Wednesday, November 17, 2010

Proposal to Defund NPR Wins GOP Anti-Government Spending Contest

I'm all for free speech. I just don't feel that my tax dollars should be used to fund an organization with a political agenda. I don't listen to npr, I don't donate to npr and I don't want my tax dollars to support them either. Sure, there are lots of things that my tax dollars fund that I would rather they didn't, but we have to start somewhere.

You should go take a look at the article at American Thinker, it will show you how much tax money npr really receives. You might be surprised.

Once our government defunds npr, maybe we can convince them to defund the united nations. Don't get me started...

From FoxNews

National Public Radio, under fire ever since it sacked Juan Williams last month, is now the latest target of YouCut, the anti-government spending program started by House Republicans earlier this year.

The winning proposal in this week's online contest, in which Americans vote for the items they want slashed from the federal budget, was to terminate federal funding to NPR. That proposal received 63 percent of the vote, the highest percentage for a proposal since the program began in May.

House Republicans will bring that proposal to the floor Thursday for an up-or-down vote.

"When NPR executives made the decision to unfairly terminate Juan Williams and to then disparage him afterwards, the bias of their organization was exposed," House Minority Whip Eric Cantor and Doug Lamborn, who authored a bill this year to defund NPR's parent company, said in a joint statement.

"Make no mistake, it is not the role of government to tell news organizations how to operate. What is avoidable, however, is providing taxpayer funds to news organizations that promote a partisan point of view," they said.

"Eliminating taxpayer funding for NPR is precisely the kind of commonsense cut that we have to begin making it we want to fundamentally alter the way business is conducted in Washington," they said.

With Democrats still in charge of the House until the end of the year, the proposal is certain to fail. Lamborn's legislation to defund the Corporation for Public Broadcasting (CPB) , introduced in June, hasn't made it out of committee.

But when Republicans assume power in January, they are expected to go after NPR's federal funding with a vengeance.

NPR says only 1 percent to 3 percent of its $166 million budget is funded by taxpayer dollars. But a new report by the Congressional Research Service found that taxpayers fund at least 4 percent of NPR's budget, while an analyst at the conservative American Thinker estimated it was closer to 25 percent.

Cantor's office has said it will conduct an audit to determine how much taxpayer money NPR is actually getting.

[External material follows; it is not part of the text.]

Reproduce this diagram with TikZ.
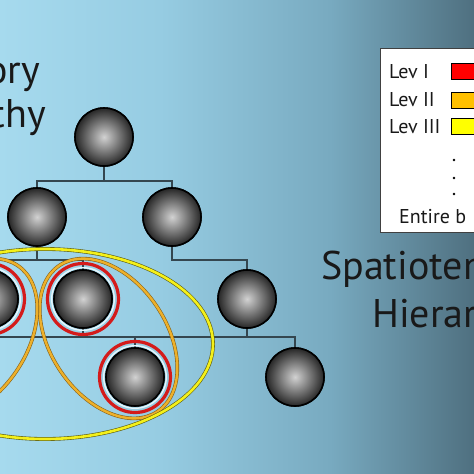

NPR triggered a firestorm last month with the firing of analyst Juan Williams over comments he made during an appearance on Fox News' "O'Reilley Factor. Williams said the sight of individuals dressed in Muslim garb on airplanes made him nervous as he tried to persuade Fox News host Bill O'Reilley that bigotry against Muslims is wrong.

Fox News expanded Williams' role as an analyst after the firing.

YouCut said ending federal funding to NPR could save taxpayers tens of millions of dollars and possible even hundreds of millions. The program noted that NPR receives a significant amount of funding from individuals and organizations through donations and sponsorships.

"Therefore, eliminating taxpayer support should not materially affect NPR's ability to operate while at the same time saving taxpayers millions of dollars annually."